Ирис спустилась в сад по ступенькам террасы, и Ивор не стал продолжать своего скетча, который, когда я быстро прокрутил его вспять, обжег мне сознание ловкой карикатурой моего говора и манер. Странное я испытывал чувство: как будто от меня оторвали кусок и бросили за борт, как будто меня разлучили с моей собственной личностью, как будто я устремился вперед, одновременно отваливая в сторону. Второе движение возобладало, и скоро мы с Ирис соединились под дубом.
Стрекотали сверчки, сумрак заливал маленький пруд, и луч наружного фонаря отблескивал на двух застывших машинах. Я целовал ее губы, шею, ожерелье, шею, губы. Она отвечала мне, изгоняя мою досаду, но, прежде чем ей убежать на празднично озаренную виллу, я ей высказал все, что думал об идиоте.
Ивор самолично принес мне ужин – прямо на столик у постели, – с умело упрятанным смятеньем артиста, чье искусство осталось неоцененным, с очаровательными извинениями за причиненную мне обиду и с «у вас вышли пижамы?», я же отвечал, что, напротив, я скорее польщен и, собственно, летом всегда сплю голышом, но предпочел не спускаться в сад, опасаясь, что не дотяну, по причине легкой мигрени, до уровня столь блестящей имперсонации.
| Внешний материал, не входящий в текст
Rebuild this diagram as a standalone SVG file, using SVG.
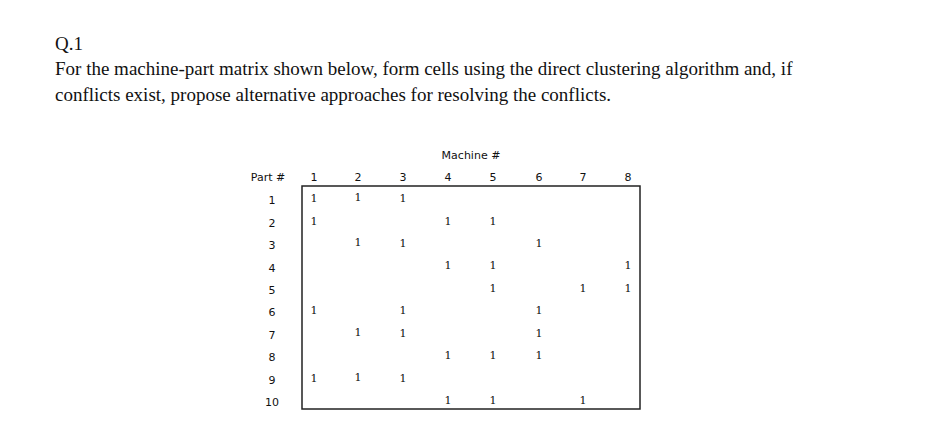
<svg xmlns="http://www.w3.org/2000/svg" width="937" height="428" viewBox="0 0 937 428">
<style>
.q{font-family:"Liberation Serif",serif;font-size:19px;fill:#111}
.l{font-family:"DejaVu Sans",sans-serif;font-size:11px;fill:#111;text-anchor:middle}
.v{font-family:"DejaVu Serif",serif;font-size:11px;fill:#111;text-anchor:middle}
</style>
<rect width="937" height="428" fill="#fff"/>
<g id="question">
<text class="q" x="55" y="50">Q.1</text>
<text class="q" x="55" y="75">For the machine-part matrix shown below, form cells using the direct clustering algorithm and, if</text>
<text class="q" x="55" y="101">conflicts exist, propose alternative approaches for resolving the conflicts.</text>
</g>
<g id="matrix">
<rect x="302" y="186" width="338" height="223" fill="none" stroke="#222" stroke-width="1.5"/>
<text class="l" x="471" y="159">Machine #</text>
<text class="l" x="268" y="181">Part #</text>
<g class="l">
<text x="314" y="181">1</text><text x="358" y="181">2</text><text x="403" y="181">3</text><text x="448" y="181">4</text><text x="493" y="181">5</text><text x="539" y="181">6</text><text x="583" y="181">7</text><text x="628" y="181">8</text>
<text x="272" y="204">1</text><text x="272" y="227">2</text><text x="272" y="249">3</text><text x="272" y="272">4</text><text x="272" y="294">5</text><text x="272" y="316">6</text><text x="272" y="339">7</text><text x="272" y="361">8</text><text x="272" y="384">9</text><text x="272" y="406">10</text>
</g>
<g class="v">
<text x="314" y="202">1</text><text x="358" y="201">1</text><text x="403" y="202">1</text>
<text x="314" y="225">1</text><text x="448" y="225">1</text><text x="493" y="225">1</text>
<text x="358" y="246">1</text><text x="403" y="247">1</text><text x="539" y="247">1</text>
<text x="448" y="269">1</text><text x="493" y="269">1</text><text x="628" y="269">1</text>
<text x="493" y="292">1</text><text x="583" y="292">1</text><text x="628" y="292">1</text>
<text x="314" y="314">1</text><text x="403" y="314">1</text><text x="539" y="314">1</text>
<text x="358" y="336">1</text><text x="403" y="337">1</text><text x="539" y="337">1</text>
<text x="448" y="359">1</text><text x="493" y="359">1</text><text x="539" y="359">1</text>
<text x="314" y="382">1</text><text x="358" y="381">1</text><text x="403" y="382">1</text>
<text x="448" y="404">1</text><text x="493" y="404">1</text><text x="583" y="404">1</text>
</g>
</g>
</svg>
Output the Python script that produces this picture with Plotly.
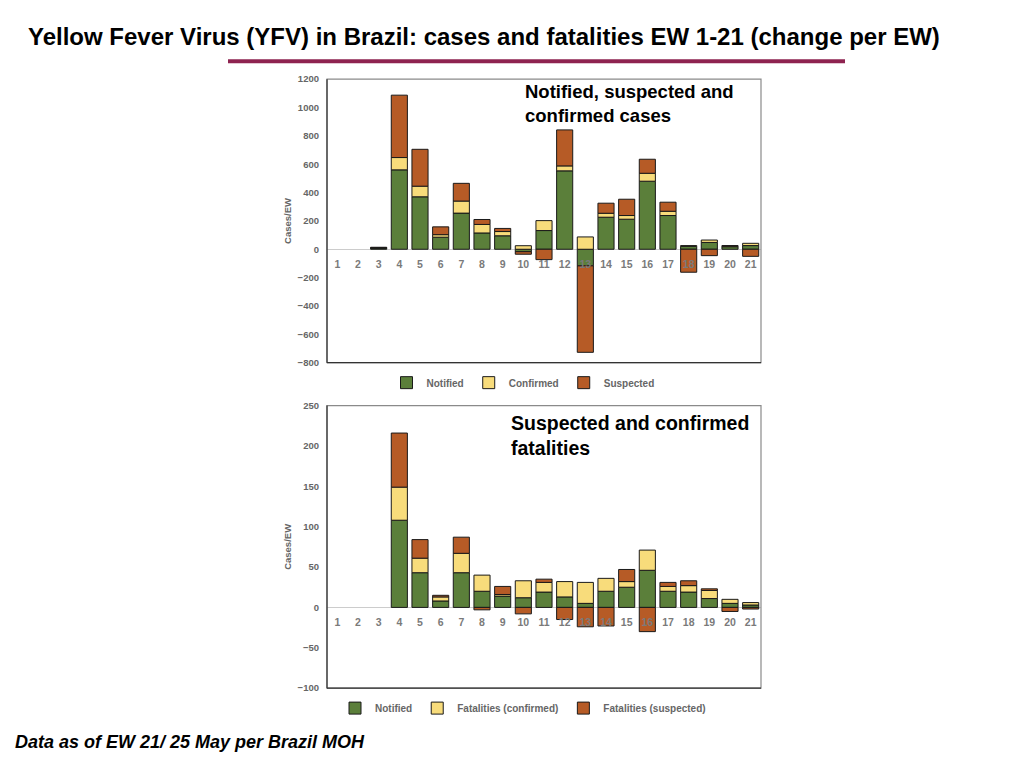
import plotly.graph_objects as go

# epidemiological weeks
weeks = [str(i) for i in range(1, 22)]

# change per EW - cases (top panel)
cases_notified = [None, None, 8, 560, 370, 85, 255, 115, 95, -17, 132, 553, -117, 226, 212, 480, 238, 20, 48, 18, 26]
cases_confirmed = [None, None, 3, 87, 75, 18, 85, 60, 30, 25, 70, 35, 87, 28, 26, 56, 30, 6, 17, 4, 16]
cases_suspected = [None, None, 3, 440, 260, 55, 125, 35, 22, -18, -73, 254, -610, 71, 115, 99, 64, -162, -45, 4, -50]

# change per EW - fatalities (bottom panel)
fat_notified = [None, None, None, 108, 43, 8, 43, 20, 14, 12, 19, 13, 5, 20, 25, 46, 20, 19, 11, 5, 3]
fat_confirmed = [None, None, None, 41, 18, 5, 24, 20, 2, 21, 12, 19, 26, 16, 7, 25, 6, 8, 10, 5, 3]
fat_suspected = [None, None, None, 67, 23, 2, 20, -3, 10, -8, 4, -15, -24, -23, 15, -30, 5, 6, 2, -5, -2]

GREEN, YELLOW, BROWN = "#5B7F3A", "#F8DC7B", "#B65B26"
FONT = "Liberation Sans, Arial, sans-serif"
GREY = "#666666"

# the page body has an 8px margin, so the figure is 16px smaller than the window;
# vertical placement tuned against the screenshot
W, H, OFF = 1008, 752, 8


def px(x):
    return (x - OFF) / W


def py(y):
    return 1 - ((y - 12.75) / 0.987) / H


X_DOM = [px(327), px(761)]
TOP_DOM = [py(362), py(78)]
BOT_DOM = [py(688), py(405)]
TOP_RANGE = [-800, 1200]
BOT_RANGE = [-100, 250]


def zero_pos(dom, rng):
    return dom[0] + (0 - rng[0]) / (rng[1] - rng[0]) * (dom[1] - dom[0])


fig = go.Figure()
bar_line = dict(color="#1a1a1a", width=1)

for name, vals, col in [("Notified", cases_notified, GREEN),
                        ("Confirmed", cases_confirmed, YELLOW),
                        ("Suspected", cases_suspected, BROWN)]:
    fig.add_trace(go.Bar(x=weeks, y=vals, name=name, marker=dict(color=col, line=bar_line),
                         xaxis="x", yaxis="y", legend="legend"))

for name, vals, col in [("Notified", fat_notified, GREEN),
                        ("Fatalities (confirmed)", fat_confirmed, YELLOW),
                        ("Fatalities (suspected)", fat_suspected, BROWN)]:
    fig.add_trace(go.Bar(x=weeks, y=vals, name=name, marker=dict(color=col, line=bar_line),
                         xaxis="x2", yaxis="y2", legend="legend2"))

tick_font = dict(family=FONT, size=9.5, color=GREY, weight="bold")
xcommon = dict(domain=X_DOM, type="category", showline=False, showgrid=False, ticks="",
               tickfont=dict(family=FONT, size=10.5, color="#7a7a7a", weight="bold"),
               ticklabelstandoff=7, anchor="free", fixedrange=True)
ycommon = dict(showgrid=False, showline=False, zeroline=True, zerolinecolor="#cccccc", zerolinewidth=1,
               tickfont=tick_font, ticks="", ticklabelstandoff=7,
               title=dict(text="Cases/EW", font=dict(family=FONT, size=9.5, color=GREY, weight="bold"),
                          standoff=4))

shapes = []
for yd in ["y domain", "y2 domain"]:
    xd = "x domain" if yd == "y domain" else "x2 domain"
    shapes.append(dict(type="rect", xref=xd, yref=yd, x0=0, x1=1, y0=0, y1=1,
                       line=dict(color="#8a8a8a", width=1.2), layer="above"))
    shapes.append(dict(type="line", xref=xd, yref=yd, x0=0, x1=0, y0=0, y1=1,
                       line=dict(color="#333333", width=1.2), layer="above"))
    shapes.append(dict(type="line", xref=xd, yref=yd, x0=0, x1=1, y0=0, y1=0,
                       line=dict(color="#333333", width=1.2), layer="above"))
# maroon rule under the title
shapes.append(dict(type="line", xref="paper", yref="paper", x0=px(228), x1=px(845),
                   y0=py(60), y1=py(60), line=dict(color="#8E2350", width=4)))

legend_common = dict(orientation="h", xanchor="center", yanchor="middle", bgcolor="rgba(0,0,0,0)",
                     font=dict(family=FONT, size=10, color=GREY, weight="bold"),
                     itemwidth=30, tracegroupgap=0, traceorder="normal")

fig.update_layout(
    width=W, height=H, autosize=False,
    margin=dict(l=0, r=0, t=0, b=0),
    paper_bgcolor="white", plot_bgcolor="white",
    barmode="relative", bargap=0.22,
    font=dict(family=FONT),
    xaxis=dict(**xcommon, position=zero_pos(TOP_DOM, TOP_RANGE)),
    yaxis=dict(**ycommon, domain=TOP_DOM, range=TOP_RANGE, dtick=200, anchor="x"),
    xaxis2=dict(**xcommon, position=zero_pos(BOT_DOM, BOT_RANGE)),
    yaxis2=dict(**ycommon, domain=BOT_DOM, range=BOT_RANGE, dtick=50, anchor="x2"),
    legend=dict(**legend_common, x=px(523), y=py(382)),
    legend2=dict(**legend_common, x=px(523), y=py(708)),
    shapes=shapes,
    annotations=[
        dict(text="<b>Yellow Fever Virus (YFV) in Brazil: cases and fatalities EW 1-21 (change per EW)</b>",
             xref="paper", yref="paper", x=px(26), y=py(35), xanchor="left", yanchor="middle",
             showarrow=False, font=dict(family=FONT, size=24, color="black")),
        dict(text="<b>Notified, suspected and<br>confirmed cases</b>",
             xref="paper", yref="paper", x=px(523), y=py(78), xanchor="left", yanchor="top",
             align="left", showarrow=False, font=dict(family=FONT, size=18.5, color="black")),
        dict(text="<b>Suspected and confirmed<br>fatalities</b>",
             xref="paper", yref="paper", x=px(509), y=py(409), xanchor="left", yanchor="top",
             align="left", showarrow=False, font=dict(family=FONT, size=19.5, color="black")),
        dict(text="<b><i>Data as of EW 21/ 25 May per Brazil MOH</i></b>",
             xref="paper", yref="paper", x=px(13), y=py(742), xanchor="left", yanchor="middle",
             showarrow=False, font=dict(family=FONT, size=18, color="black")),
    ],
)

fig.write_html("out.html")
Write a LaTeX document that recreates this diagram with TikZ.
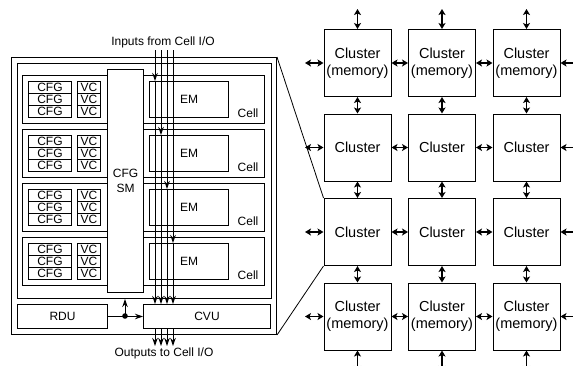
\documentclass[tikz,border=0pt]{standalone}
\usepackage{fontspec}
\setmainfont{Liberation Sans}
\usetikzlibrary{arrows.meta}

\tikzset{
  blk/.style={draw, line width=1pt, inner sep=0pt, anchor=north west},
  lbl/.style={font=\fontsize{12}{12}\selectfont, inner sep=0pt},
  clus/.style={draw, line width=1pt, minimum size=67pt, inner sep=0pt,
    align=center, font=\fontsize{14.5}{17}\selectfont},
  link/.style={line width=1.6pt, {Stealth[length=6pt,width=7pt,inset=1.5pt]}-{Stealth[length=6pt,width=7pt,inset=1.5pt]}},
  bus/.style={line width=1pt, -{Stealth[length=8pt,width=5.5pt]}}
}

\begin{document}
\begin{tikzpicture}[x=1pt, y=-1pt]
  \clip (0,0) rectangle (573,365);
  % chip frames
  \node[blk, minimum width=265pt, minimum height=277pt] (outer) at (11,57) {};
  \node[blk, minimum width=254pt, minimum height=235pt] (inner) at (17,63) {};
  % cells
  \foreach \i [evaluate=\i as \t using {75+54*(\i-1)}] in {1,...,4} {
    \node[blk, minimum width=242pt, minimum height=48pt] (cell\i) at (22,\t) {};
    \node[lbl] (celllbl\i) at (248,\t+38) {Cell};
    \node[blk, lbl, minimum width=79pt, minimum height=36pt] (em\i) at (149,\t+6) {EM};
    \foreach \j in {1,2,3} {
      \node[blk, lbl, minimum width=43pt, minimum height=12pt] (cfg\i\j) at (28,\t-6+12*\j) {CFG};
      \node[blk, lbl, minimum width=23pt, minimum height=12pt] (vc\i\j) at (77,\t-6+12*\j) {VC};
    }
  }
  \node[blk, lbl, fill=white, minimum width=36pt, minimum height=223pt, align=center] (sm) at (107,69) {CFG\\[3pt]SM};
  \node[blk, lbl, minimum width=90pt, minimum height=24pt] (rdu) at (17,304) {RDU};
  \node[blk, lbl, minimum width=127pt, minimum height=24pt] (cvu) at (143,304) {CVU};
  % I/O buses
  \node[lbl] (inlbl) at (163,42) {Inputs from Cell I/O};
  \node[lbl] (outlbl) at (164,353) {Outputs to Cell I/O};
  \foreach \k/\x in {1/155,2/161,3/167,4/173} {
    \coordinate (in\k) at (\x,50);
    \coordinate (out\k) at (\x,346);
    \draw[bus] (in\k) -- (in\k |- em\k.north);
    \draw[bus] (in\k |- em\k.north) -- (in\k |- cvu.north);
    \draw[bus] (in\k |- cvu.south) -- (out\k);
  }
  \coordinate (dot) at (125,316);
  \draw[bus] (rdu.east) -- (cvu.west);
  \draw[bus] (dot) -- (dot |- inner.south);
  \fill (dot) circle (2.8pt);
  % cluster array
  \foreach \r/\y in {1/63,4/316.5}
    \foreach \c/\x in {1/357.5,2/442,3/526.5}
      \node[clus] (cl\r\c) at (\x,\y) {Cluster\\(memory)};
  \foreach \r/\y in {2/147.5,3/232}
    \foreach \c/\x in {1/357.5,2/442,3/526.5}
      \node[clus] (cl\r\c) at (\x,\y) {Cluster};
  \foreach \r/\y in {1/63,2/147.5,3/232,4/316.5} {
    \coordinate (w\r) at (305,\y);
    \coordinate (e\r) at (580,\y);
    \draw[link] (w\r) -- (cl\r1.west);
    \draw[link] (cl\r1.east) -- (cl\r2.west);
    \draw[link] (cl\r2.east) -- (cl\r3.west);
    \draw[link] (cl\r3.east) -- (e\r);
  }
  \foreach \c/\x in {1/357.5,2/442,3/526.5} {
    \coordinate (n\c) at (\x,9);
    \coordinate (s\c) at (\x,372);
    \draw[link] (n\c) -- (cl1\c.north);
    \draw[link] (cl1\c.south) -- (cl2\c.north);
    \draw[link] (cl2\c.south) -- (cl3\c.north);
    \draw[link] (cl3\c.south) -- (cl4\c.north);
    \draw[link] (cl4\c.south) -- (s\c);
  }
  % zoom lines
  \draw[line width=0.8pt] (outer.north east) -- (cl31.north west);
  \draw[line width=0.8pt] (outer.south east) -- (cl31.south west);
\end{tikzpicture}
\end{document}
Спал я урывисто и лишь в первые после-полуночные часы соскользнул в более глубокое забытье (без всякой на то причины проиллюстрированное видением моей первой маленькой возлюбленной – в саду, на траве), из которого меня грубо вытряхнули трескучие звуки мотора. Я накинул майку, высунулся в окно, вспугнув стайку воробьев из жасмина, чья роскошная поросль достигала второго этажа, и с чувственным вздрогом увидал, как Ивор укладывает сумку и удилище в машину, что стояла, подрагивая, практически прямо в саду. Было воскресенье, и я ожидал, что он целый день проторчит дома, ан глядь – он уже уселся за руль и захлопнул дверцу. Садовник обеими руками указывал тактические направления, здесь же стоял и его пригожий мальчишка, держа в руках желтую с синим перьевую метелку для пыли. Тут я услышал милый английский голос Ирис, желавший брату приятного препровождения времени. Пришлось высунуться подальше, чтобы увидеть ее: она стояла на полоске прохладной, чистой травы, босая, с голыми икрами, в пеньюаре с просторными рукавами, повторяя шутливые слова прощания, которых он расслышать уже не мог.
Через лестничную площадку я метнулся в ватер-клозет. Несколько мгновений спустя, покидая бурливый, жадно давящийся приют, я увидел ее по другую сторону лестницы. Она входила ко мне. Моя тенниска, очень короткая, розовато-оранжевая, как семужина, не могла укрыть моего безмолвного нетерпения.
– Не выношу очумелого вида вставших часов, – сказала Ирис, потянувшись коричневой нежной рукой к полке, на которой я пристроил старенькие песочные часики, ссуженные мне взамен нормального будильника. Широкий рукав ее соскользнул, и я поцеловал надушенную темную впадинку, о чем мечтал с первого нашего дня под солнцем.
Дверной запор не работал, я это знал, но все же сделал попытку, вознаградившую меня дурацкой видимостью вереницы щелчков, ничего решительно не замкнувших. Чьи шаги, чей болезненный юный кашель слышался с лестницы? Ну конечно, это Жако, мальчишка садовника, по утрам вытирающий пыль. Он может впереться сюда, сказал я, уже с трудом выговаривая слова. Чтобы надраить, к примеру, вот этот подсвечник. Ах, это не важно, шептала она, он всего лишь прилежный малыш, бедный подкидыш, как все наши собаки и попугаи. А животик-то у тебя все еще розовый, совсем как майка. И пожалуйста, милый, не забудь улизнуть, пока не будет слишком поздно.